McKenna Davis ’18 first heard about Rhodes College while being recruited to help build the school’s new lacrosse program. After a visit, she was convinced that the college was the right place for her—and not just because of its beautiful campus located in the heart of a major city. “I love that even though we’re a liberal arts school, our sciences are really strong. So I could come here and get the liberal arts education without sacrificing a rigorous physics education,” says Davis. “One of the main reasons I came here was that small-class dynamic.”

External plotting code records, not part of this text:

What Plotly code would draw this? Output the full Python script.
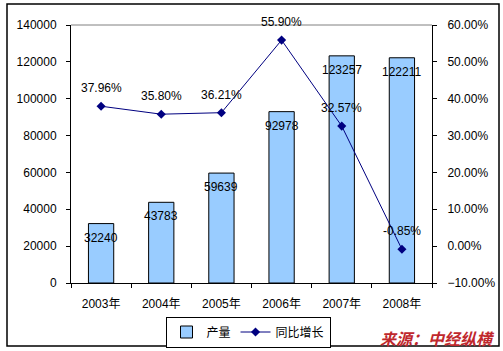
import plotly.graph_objects as go

years = ["2003年", "2004年", "2005年", "2006年", "2007年", "2008年"]
output = [32240, 43783, 59639, 92978, 123257, 122211]
growth = [0.3796, 0.3580, 0.3621, 0.5590, 0.3257, -0.0085]
growth_labels = ["37.96%", "35.80%", "36.21%", "55.90%", "32.57%", "-0.85%"]

FONT = "Liberation Sans, Arial, Noto Sans CJK SC, sans-serif"
W, H = 503, 351

def px(x):
    return x / W

def py(y):
    return 1 - y / H

fig = go.Figure()
fig.add_trace(go.Bar(
    x=years, y=output, name="产量",
    marker=dict(color="#99CCFF", line=dict(color="black", width=1)),
))
fig.add_trace(go.Scatter(
    x=years, y=growth, name="同比增长", yaxis="y2",
    mode="lines+markers",
    line=dict(color="#000080", width=1),
    marker=dict(symbol="diamond", size=7, color="#000080"),
))

annotations = []
for yr, v in zip(years, output):
    annotations.append(dict(x=yr, y=v, xref="x", yref="y", text=str(v), showarrow=False,
                            yanchor="middle", yshift=-14,
                            font=dict(size=12, color="black", family=FONT)))
for yr, g, lab in zip(years, growth, growth_labels):
    annotations.append(dict(x=yr, y=g, xref="x", yref="y2", text=lab, showarrow=False,
                            yanchor="middle", yshift=18,
                            font=dict(size=12, color="black", family=FONT)))
annotations.append(dict(text="<b><i>来源：中经纵横</i></b>", xref="paper", yref="paper",
                        x=px(497), y=py(338), xanchor="right", yanchor="middle", showarrow=False,
                        font=dict(size=16, color="#C0282D", family="Noto Sans CJK SC")))

fig.update_layout(
    width=W, height=H,
    margin=dict(l=0, r=0, t=0, b=0, pad=0),
    paper_bgcolor="white", plot_bgcolor="white",
    font=dict(family=FONT, size=12, color="black"),
    bargap=0.58,
    xaxis=dict(domain=[px(71), px(432)], showgrid=False, showline=True, linecolor="black",
               linewidth=1, ticks="outside", tickson="boundaries", ticklen=4,
               tickcolor="black", tickfont=dict(size=12), ticklabelstandoff=10,
               automargin=False),
    yaxis=dict(domain=[py(283), py(25)], range=[0, 140000], dtick=20000, showgrid=False,
               showline=True, linecolor="black", linewidth=1, ticks="outside", ticklen=4,
               tickcolor="black", tickfont=dict(size=12), zeroline=False,
               tickformat="d", ticklabelstandoff=7, automargin=False),
    yaxis2=dict(range=[-0.10, 0.60], dtick=0.10, overlaying="y", side="right",
                anchor="x",
                showgrid=False, showline=True, linecolor="black", linewidth=1,
                ticks="outside", ticklen=4, tickcolor="black", tickformat=".2%",
                tickfont=dict(size=12), zeroline=False, ticklabelstandoff=8,
                automargin=False),
    showlegend=True,
    legend=dict(orientation="h", x=px(248), y=py(332), xanchor="center", yanchor="middle",
                bordercolor="black", borderwidth=1, bgcolor="white",
                font=dict(size=12), itemwidth=30, tracegroupgap=0),
    shapes=[
        dict(type="line", xref="paper", yref="paper", x0=px(71), x1=px(432),
             y0=py(25), y1=py(25), line=dict(color="#808080", width=1)),
        dict(type="rect", xref="paper", yref="paper", x0=px(7), x1=px(499),
             y0=py(346), y1=py(4), line=dict(color="black", width=1.5)),
    ],
    annotations=annotations,
)

fig.write_html("out.html")
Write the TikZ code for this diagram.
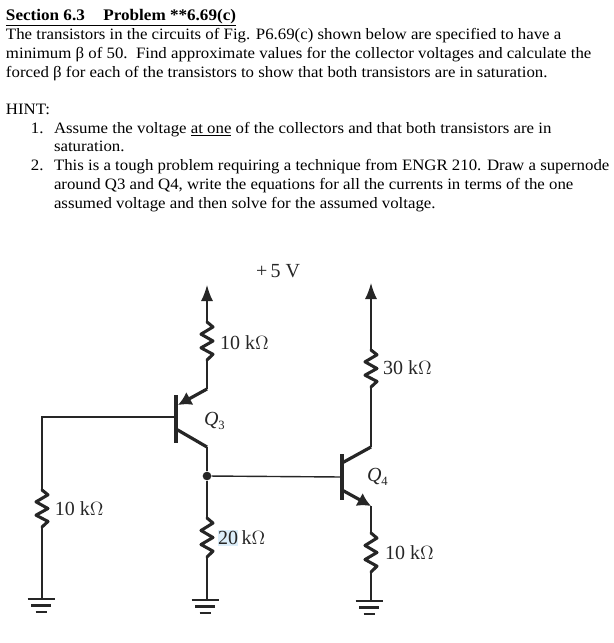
\documentclass[tikz,border=0pt]{standalone}
\usepackage{fontspec}
\setmainfont{Liberation Serif}[FakeStretch=1.06]
\newfontfamily\figfont{Liberation Serif}
\usetikzlibrary{arrows.meta}
\definecolor{wirecol}{HTML}{262626}
\definecolor{hl}{HTML}{DCEEFA}
\tikzset{
  x=0.75pt,y=-0.75pt,
  txt/.style={anchor=base west,inner sep=0pt,outer sep=0pt,font=\fontsize{11.9}{14}\selectfont,text=black},
  figlabel/.style={anchor=west,inner sep=0pt,outer sep=0pt,font=\figfont\fontsize{15}{17}\selectfont,text=wirecol},
  qlabel/.style={figlabel,font=\figfont\itshape\fontsize{15}{17}\selectfont},
  wire/.style={draw=wirecol,line width=1.05pt},
  bar/.style={draw=wirecol,line width=2.4pt},
  zig/.style={draw=wirecol,line width=2.3pt,line join=round,line cap=round},
  gbar/.style={draw=wirecol,line width=2.1pt},
  uparrow/.style={wire,-{Latex[length=12pt,width=9pt]}},
  emit/.style={bar,-{Latex[length=10pt,width=11pt]}},
  dotnode/.style={circle,fill=wirecol,inner sep=0pt,minimum size=6.5pt}
}
\newcommand{\myres}[3]{% x, top y, bottom y
  \draw[zig] (#1,#2)
    -- ({#1+6},{#2+(#3-#2)*0.13})
    -- ({#1-6},{#2+(#3-#2)*0.32})
    -- ({#1+6},{#2+(#3-#2)*0.50})
    -- ({#1-6},{#2+(#3-#2)*0.68})
    -- ({#1+6},{#2+(#3-#2)*0.85})
    -- (#1,#3);}
\newcommand{\myground}[2]{% x, y
  \draw[gbar] ({#1-13.5},#2) -- ({#1+13.5},#2);
  \draw[gbar] ({#1-10},{#2+6.5}) -- ({#1+10},{#2+6.5});
  \draw[gbar] ({#1-5.5},{#2+13}) -- ({#1+5.5},{#2+13});}
\begin{document}
\begin{tikzpicture}
\useasboundingbox (0,0) rectangle (614,643);
% problem text
\node[txt,font=\fontsize{12.1}{14}\selectfont] (t0) at (6,20) {\textbf{\underline{Section 6.3\hspace{13.9pt}Problem **6.69(c)}}};
\node[txt] (t1) at (6,39) {The transistors in the circuits of Fig. P6.69(c) shown below are specified to have a};
\node[txt] (t2) at (6,58) {minimum β of 50.\ \ Find approximate values for the collector voltages and calculate the};
\node[txt] (t3) at (6,77) {forced β for each of the transistors to show that both transistors are in saturation.};
\node[txt] (t4) at (6,114) {HINT:};
\node[txt] (n1) at (31,133) {1.};
\node[txt] (t5) at (54,133) {Assume the voltage \underline{at one} of the collectors and that both transistors are in};
\node[txt] (t6) at (54,151) {saturation.};
\node[txt] (n2) at (31,170) {2.};
\node[txt] (t7) at (54,170) {This is a tough problem requiring a technique from ENGR 210. Draw a supernode};
\node[txt] (t8) at (54,189) {around Q3 and Q4, write the equations for all the currents in terms of the one};
\node[txt] (t9) at (54,208) {assumed voltage and then solve for the assumed voltage.};
% circuit junctions
\coordinate (q3top) at (207,285);
\coordinate (r1t) at (207,322);
\coordinate (r1b) at (207,360);
\coordinate (q3e) at (207,389);
\coordinate (q3et) at (178,405);
\coordinate (q3b) at (176,417);
\coordinate (q3bt) at (176,395);
\coordinate (q3bb) at (176,443);
\coordinate (q3ci) at (176,429);
\coordinate (q3c) at (207,447);
\node[dotnode] (mid) at (207,476) {};
\coordinate (r2t) at (207,518);
\coordinate (r2b) at (207,557);
\coordinate (g2) at (207,600);
\coordinate (baseL) at (42,417);
\coordinate (r3t) at (42,490);
\coordinate (r3b) at (42,527);
\coordinate (g3) at (42,599);
\coordinate (q4b) at (342,477);
\coordinate (q4bt) at (342,454);
\coordinate (q4bb) at (342,500);
\coordinate (q4ci) at (342,463);
\coordinate (q4c) at (371,447);
\coordinate (r4b) at (371,387);
\coordinate (r4t) at (371,350);
\coordinate (q4top) at (371,283);
\coordinate (q4ei) at (342,490);
\coordinate (q4e) at (371,506);
\coordinate (r5t) at (371,533);
\coordinate (r5b) at (371,572);
\coordinate (g5) at (371,601);
% wires
\draw[uparrow] (r1t) -- (q3top);
\draw[wire] (r1b) -- (q3e);
\draw[emit] (q3e) -- (q3et);
\draw[bar] (q3bt) -- (q3bb);
\draw[bar] (q3ci) -- (q3c);
\draw[wire] (q3c) -- (mid);
\draw[wire] (mid) -- (r2t);
\draw[wire] (r2b) -- (g2);
\draw[wire] (r3t) -- (baseL) -- (q3b);
\draw[wire] (r3b) -- (g3);
\draw[wire] (mid) -- (q4b);
\draw[bar] (q4bt) -- (q4bb);
\draw[bar] (q4ci) -- (q4c);
\draw[wire] (q4c) -- (r4b);
\draw[uparrow] (r4t) -- (q4top);
\draw[emit] (q4ei) -- (q4e);
\draw[wire] (q4e) -- (r5t);
\draw[wire] (r5b) -- (g5);
% resistors and grounds
\myres{207}{322}{360}
\myres{371}{350}{387}
\myres{42}{490}{527}
\myres{207}{518}{557}
\myres{371}{533}{572}
\myground{41}{599}
\myground{205}{600}
\myground{369}{601}
% labels
\node[figlabel] (v5) at (256,271) {+\,5 V};
\node[figlabel] (l1) at (220,343) {10 k$\Omega$};
\node[figlabel] (l2) at (383,368) {30 k$\Omega$};
\node[figlabel] (l3) at (55,509) {10 k$\Omega$};
\node[figlabel] (l4) at (218,538) {\setlength{\fboxsep}{1pt}\colorbox{hl}{\hspace{-1pt}20\hspace{-1pt}}\hspace{-1pt} k$\Omega$};
\node[figlabel] (l5) at (385,553) {10 k$\Omega$};
\node[qlabel] (q3) at (204,421) {Q\raisebox{-2.5pt}{\fontsize{9.5}{10}\selectfont\upshape 3}};
\node[qlabel] (q4) at (367,477) {Q\raisebox{-2.5pt}{\fontsize{9.5}{10}\selectfont\upshape 4}};
\end{tikzpicture}
\end{document}
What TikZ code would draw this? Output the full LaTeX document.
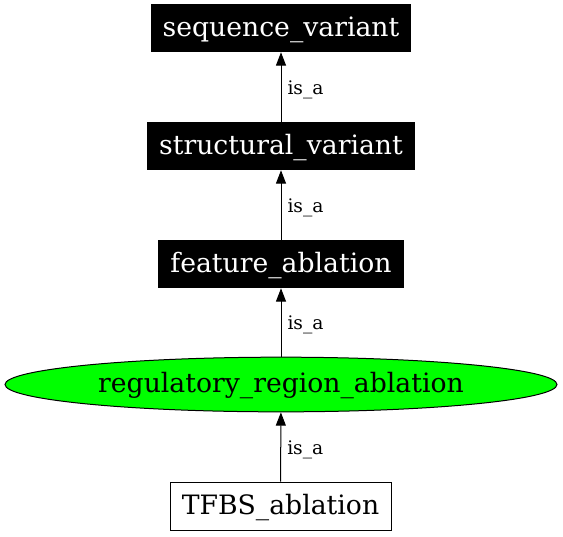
\documentclass[tikz,border=0pt]{standalone}
\usepackage{fontspec}
\setmainfont{DejaVu Serif}
\usetikzlibrary{shapes.geometric,arrows.meta}
\begin{document}
\begin{tikzpicture}[x=0.75pt,y=-0.75pt,
  txt/.style={font=\fontsize{20}{24}\selectfont,inner sep=0pt,text height=17pt,text depth=4.5pt},
  blackbox/.style={txt,rectangle,fill=black,text=white,minimum height=36pt},
  whitebox/.style={txt,rectangle,draw=black,fill=white,text=black,minimum height=36pt,line width=0.75pt},
  greenell/.style={txt,ellipse,draw=black,fill=green,minimum width=414pt,minimum height=41pt,line width=0.75pt},
  edge/.style={-{Triangle[length=10pt,width=7.5pt]},line width=0.75pt},
  elab/.style={font=\fontsize{14}{16}\selectfont,anchor=west,inner sep=0pt}]
\useasboundingbox (0,0) rectangle (563,536);
\node[blackbox,minimum width=195pt] (sv) at (281,28) {sequence\_variant};
\node[blackbox,minimum width=201pt] (st) at (281,146) {structural\_variant};
\node[blackbox,minimum width=184.5pt] (fa) at (281,264) {feature\_ablation};
\node[greenell] (rr) at (281,384.5) {regulatory\_region\_ablation};
\node[whitebox,minimum width=165.75pt] (tf) at (280.5,506) {TFBS\_ablation};
\draw[edge] (st) -- (sv) node[elab,pos=0.5,xshift=4.5pt,yshift=-2pt] {is\_a};
\draw[edge] (fa) -- (st) node[elab,pos=0.5,xshift=4.5pt,yshift=-2pt] {is\_a};
\draw[edge] (rr) -- (fa) node[elab,pos=0.5,xshift=4.5pt,yshift=-2pt] {is\_a};
\draw[edge] (tf) -- (rr) node[elab,pos=0.5,xshift=4.5pt,yshift=-2pt] {is\_a};
\end{tikzpicture}
\end{document}
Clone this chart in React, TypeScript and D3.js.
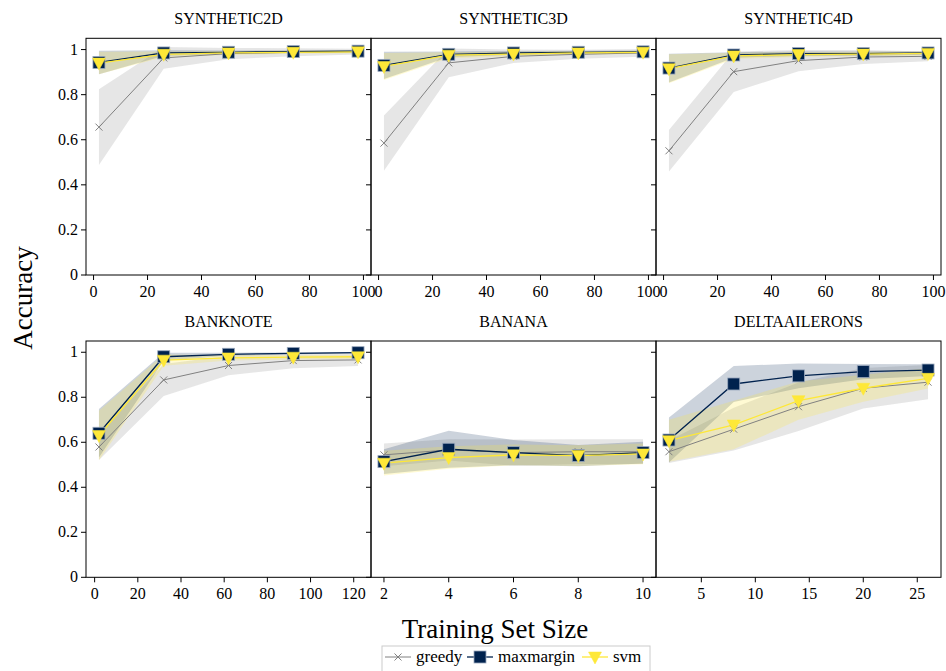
import * as d3 from 'd3';

// ---- data ----
const methods = ['greedy', 'maxmargin', 'svm'];
const titles = ['SYNTHETIC2D', 'SYNTHETIC3D', 'SYNTHETIC4D', 'BANKNOTE', 'BANANA', 'DELTAAILERONS'];

const xSynthetic = [2, 26, 50, 74, 98];
const xBanknote = [2, 32, 62, 92, 122];
const xBanana = [2, 4, 6, 8, 10];
const xDelta = [2, 8, 14, 20, 26];

const ticksSynthetic = [0, 20, 40, 60, 80, 100];
const ticksBanknote = [0, 20, 40, 60, 80, 100, 120];
const ticksBanana = [2, 4, 6, 8, 10];
const ticksDelta = [5, 10, 15, 20, 25];
const yTicks = [0, 0.2, 0.4, 0.6, 0.8, 1];
const yTickLabels = ['0', '0.2', '0.4', '0.6', '0.8', '1'];

const syn2dGreedy = [0.656, 0.963, 0.982, 0.988, 0.991];
const syn2dGreedyStd = [0.168, 0.048, 0.025, 0.018, 0.013];
const syn2dMax = [0.943, 0.985, 0.988, 0.991, 0.993];
const syn2dMaxStd = [0.052, 0.012, 0.008, 0.006, 0.005];
const syn2dSvm = [0.94, 0.979, 0.985, 0.988, 0.99];
const syn2dSvmStd = [0.05, 0.012, 0.009, 0.007, 0.006];

const syn3dGreedy = [0.585, 0.941, 0.97, 0.979, 0.985];
const syn3dGreedyStd = [0.122, 0.064, 0.03, 0.02, 0.017];
const syn3dMax = [0.93, 0.979, 0.985, 0.988, 0.99];
const syn3dMaxStd = [0.06, 0.012, 0.009, 0.007, 0.006];
const syn3dSvm = [0.925, 0.975, 0.98, 0.985, 0.988];
const syn3dSvmStd = [0.06, 0.013, 0.01, 0.008, 0.007];

const syn4dGreedy = [0.551, 0.902, 0.951, 0.967, 0.97];
const syn4dGreedyStd = [0.092, 0.09, 0.047, 0.031, 0.022];
const syn4dMax = [0.918, 0.976, 0.982, 0.982, 0.985];
const syn4dMaxStd = [0.064, 0.012, 0.01, 0.009, 0.008];
const syn4dSvm = [0.915, 0.972, 0.978, 0.98, 0.983];
const syn4dSvmStd = [0.064, 0.014, 0.011, 0.01, 0.009];

const banknoteGreedy = [0.579, 0.877, 0.941, 0.963, 0.966];
const banknoteGreedyStd = [0.058, 0.071, 0.043, 0.034, 0.027];
const banknoteMax = [0.64, 0.98, 0.991, 0.995, 0.998];
const banknoteMaxStd = [0.108, 0.018, 0.007, 0.004, 0.003];
const banknoteSvm = [0.63, 0.965, 0.975, 0.978, 0.98];
const banknoteSvmStd = [0.11, 0.025, 0.012, 0.01, 0.009];

const bananaGreedy = [0.544, 0.566, 0.554, 0.558, 0.558];
const bananaGreedyStd = [0.05, 0.047, 0.058, 0.055, 0.055];
const bananaMax = [0.514, 0.569, 0.554, 0.541, 0.554];
const bananaMaxStd = [0.055, 0.082, 0.056, 0.047, 0.048];
const bananaSvm = [0.507, 0.532, 0.544, 0.541, 0.548];
const bananaSvmStd = [0.055, 0.05, 0.046, 0.046, 0.046];

const deltaGreedy = [0.558, 0.658, 0.758, 0.84, 0.867];
const deltaGreedyStd = [0.05, 0.095, 0.108, 0.09, 0.076];
const deltaMax = [0.61, 0.859, 0.895, 0.914, 0.921];
const deltaMaxStd = [0.1, 0.08, 0.055, 0.034, 0.026];
const deltaSvm = [0.607, 0.677, 0.785, 0.84, 0.884];
const deltaSvmStd = [0.093, 0.108, 0.085, 0.06, 0.045];

// ---- styling ----
const W = 946;
const H = 671;
const font = '"Liberation Serif", "DejaVu Serif", serif';
const colors: Record<string, string> = { greedy: '#808080', maxmargin: '#00224e', svm: '#fee838' };
const bandOpacity: Record<string, number> = { greedy: 0.2, maxmargin: 0.2, svm: 0.22 };

const colLeft = [86, 371, 656];
const panelW = 285;
const rowTop = [38.3, 341];
const rowBottom = [275, 577.3];

const panels = [
  { xs: xSynthetic, ticks: ticksSynthetic, series: [[syn2dGreedy, syn2dGreedyStd], [syn2dMax, syn2dMaxStd], [syn2dSvm, syn2dSvmStd]] },
  { xs: xSynthetic, ticks: ticksSynthetic, series: [[syn3dGreedy, syn3dGreedyStd], [syn3dMax, syn3dMaxStd], [syn3dSvm, syn3dSvmStd]] },
  { xs: xSynthetic, ticks: ticksSynthetic, series: [[syn4dGreedy, syn4dGreedyStd], [syn4dMax, syn4dMaxStd], [syn4dSvm, syn4dSvmStd]] },
  { xs: xBanknote, ticks: ticksBanknote, series: [[banknoteGreedy, banknoteGreedyStd], [banknoteMax, banknoteMaxStd], [banknoteSvm, banknoteSvmStd]] },
  { xs: xBanana, ticks: ticksBanana, series: [[bananaGreedy, bananaGreedyStd], [bananaMax, bananaMaxStd], [bananaSvm, bananaSvmStd]] },
  { xs: xDelta, ticks: ticksDelta, series: [[deltaGreedy, deltaGreedyStd], [deltaMax, deltaMaxStd], [deltaSvm, deltaSvmStd]] },
];

function Marker({ method, x, y }: { method: string; x: number; y: number }) {
  if (method === 'greedy') {
    const s = 3.5;
    return (
      <g stroke={colors.greedy} strokeWidth={1}>
        <line x1={x - s} y1={y - s} x2={x + s} y2={y + s} />
        <line x1={x - s} y1={y + s} x2={x + s} y2={y - s} />
      </g>
    );
  }
  if (method === 'maxmargin') {
    const s = 6;
    return <rect x={x - s} y={y - s} width={2 * s} height={2 * s} fill={colors.maxmargin} stroke="#9aa8bd" strokeWidth={0.8} />;
  }
  const w = 6.5;
  return <path d={`M${x - w},${y - 5} L${x + w},${y - 5} L${x},${y + 7} Z`} fill={colors.svm} stroke={colors.svm} strokeWidth={0.5} />;
}

function Panel({ idx }: { idx: number }) {
  const p = panels[idx];
  const row = Math.floor(idx / 3);
  const col = idx % 3;
  const left = colLeft[col];
  const top = rowTop[row];
  const bottom = rowBottom[row];
  const [lo, hi] = d3.extent(p.xs) as [number, number];
  const pad = (hi - lo) * 0.05;
  const x = d3.scaleLinear().domain([lo - pad, hi + pad]).range([left, left + panelW]);
  const y = d3.scaleLinear().domain([0, 1.05]).range([bottom, top]);

  // mean +/- std band and mean line for each method
  const areaFor = (k: number) =>
    d3.area<number>()
      .x((_, i) => x(p.xs[i]))
      .y0((m, i) => y(m - p.series[k][1][i]))
      .y1((m, i) => y(m + p.series[k][1][i]))(p.series[k][0]) || '';
  const lineFor = (k: number) =>
    d3.line<number>().x((_, i) => x(p.xs[i])).y((m) => y(m))(p.series[k][0]) || '';

  return (
    <g>
      <defs>
        <clipPath id={`clip${idx}`}>
          <rect x={left} y={top} width={panelW} height={bottom - top} />
        </clipPath>
      </defs>
      <text x={left + panelW / 2} y={row === 0 ? 24 : 327} textAnchor="middle" fontSize={16} fontFamily={font}>
        {titles[idx]}
      </text>
      <g clipPath={`url(#clip${idx})`}>
        {methods.map((m, k) => (
          <path key={m} d={areaFor(k)} fill={colors[m]} fillOpacity={bandOpacity[m]} stroke="none" />
        ))}
        {methods.map((m, k) => (
          <path key={m} d={lineFor(k)} fill="none" stroke={colors[m]} strokeWidth={m === 'greedy' ? 1 : 1.3} />
        ))}
      </g>
      {methods.map((m, k) => (
        <g key={m}>
          {p.series[k][0].map((v, i) => (
            <Marker key={i} method={m} x={x(p.xs[i])} y={y(v)} />
          ))}
        </g>
      ))}
      <rect x={left} y={top} width={panelW} height={bottom - top} fill="none" stroke="#000" strokeWidth={1} />
      {p.ticks.map((t) => (
        <g key={t}>
          <line x1={x(t)} x2={x(t)} y1={bottom} y2={bottom + 5} stroke="#000" strokeWidth={1} />
          <text x={x(t)} y={bottom + 22} textAnchor="middle" fontSize={16} fontFamily={font}>
            {t}
          </text>
        </g>
      ))}
      {yTicks.map((t, i) => (
        <g key={t}>
          <line x1={left - 5} x2={left} y1={y(t)} y2={y(t)} stroke="#000" strokeWidth={1} />
          {col === 0 && (
            <text x={left - 8} y={y(t) + 5} textAnchor="end" fontSize={16} fontFamily={font}>
              {yTickLabels[i]}
            </text>
          )}
        </g>
      ))}
    </g>
  );
}

function Legend() {
  const items = [
    { m: 'greedy', x0: 385 },
    { m: 'maxmargin', x0: 467 },
    { m: 'svm', x0: 582 },
  ];
  const yy = 657;
  return (
    <g>
      <rect x={382} y={646} width={268} height={40} fill="#fff" stroke="#cccccc" strokeWidth={1} />
      {items.map(({ m, x0 }) => (
        <g key={m}>
          <line x1={x0} x2={x0 + 26} y1={yy} y2={yy} stroke={colors[m]} strokeWidth={m === 'greedy' ? 1 : 1.3} />
          <Marker method={m} x={x0 + 13} y={yy} />
          <text x={x0 + 31} y={yy + 5} fontSize={17} fontFamily={font}>
            {m}
          </text>
        </g>
      ))}
    </g>
  );
}

export default function App() {
  return (
    <svg width={W} height={H} style={{ position: 'absolute', left: 0, top: 0, background: '#fff' }}>
      <rect width={W} height={H} fill="#fff" />
      {panels.map((_, i) => (
        <Panel key={i} idx={i} />
      ))}
      <text transform="translate(32,298) rotate(-90)" textAnchor="middle" fontSize={27} fontFamily={font}>
        Accuracy
      </text>
      <text x={495} y={638} textAnchor="middle" fontSize={27} fontFamily={font}>
        Training Set Size
      </text>
      <Legend />
    </svg>
  );
}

Davis declared math and physics majors right away at Rhodes, and, the summer after her first year, began working for Dr. Shubho Banerjee of the physics department researching electromagnetism. This research project was instrumental in Davis’ evolving path, introducing her to theoretical physics and research methods for the first time. She has since published two research papers with Banerjee.
The summer after her sophomore year, Davis spent two months in Birmingham, England, through a program funded by the National Science Foundation, studying theoretical gravitational physics. Her particular research focused on reducing noise in a gravitational wave detector, as noise complicates reading miniscule gravitational wave signals. This research led to her third publication.
Davis studied abroad in the Budapest Semesters in Mathematics program in Budapest, Hungary, during the fall semester of her junior year. That spring, she was one of 240 sophomores and juniors nationwide selected as a Goldwater Scholar for the 2017-2018 academic year. The prestigious scholarship is awarded to highly qualified college students who intend to pursue careers in mathematics, the natural sciences, and engineering.
Over the course of her studies, Davis has shifted her focus to the field of aerospace. She is the recipient of a scholarship from the Women in Aerospace Foundation, which awards scholarships to women studying engineering, math, or science to encourage them to pursue careers in the aerospace field. “In all of engineering, and really in all of STEM, the gender gap is pretty bad, but aerospace engineering is one of the worst of the disciplines when it comes to gender disparity,” says Davis. “The industry, at a professional level, is about 13 percent women, following only mechanical engineering.”
Helping to address this issue has been a motivating factor in Davis’ own studies. “I think we don’t just need more women with PhDs, we need them to be visible to younger women, especially to younger undergrads, because it can be daunting to enter these all-male fields.”
In September, Davis became a symbol of that change when she attended the Committee on Space Research (COSPAR) Symposium in Jeju, South Korea. While the five-day-long conference was dedicated to the science of satellites, the conference drew a crowd of students and professionals from all walks and stages of life. Many of the participants came as representatives for their nation’s research projects, looking for others to collaborate with.
Davis, who is currently applying to graduate schools, says the conference helped her feel better prepared for a future in aerospace physics. “The coolest part of the conference was the ability to network with so many incredible scientists from all over the world,” says Davis. “I can genuinely say that I have friends studying in the Netherlands, Paris, Germany, and so many more places.”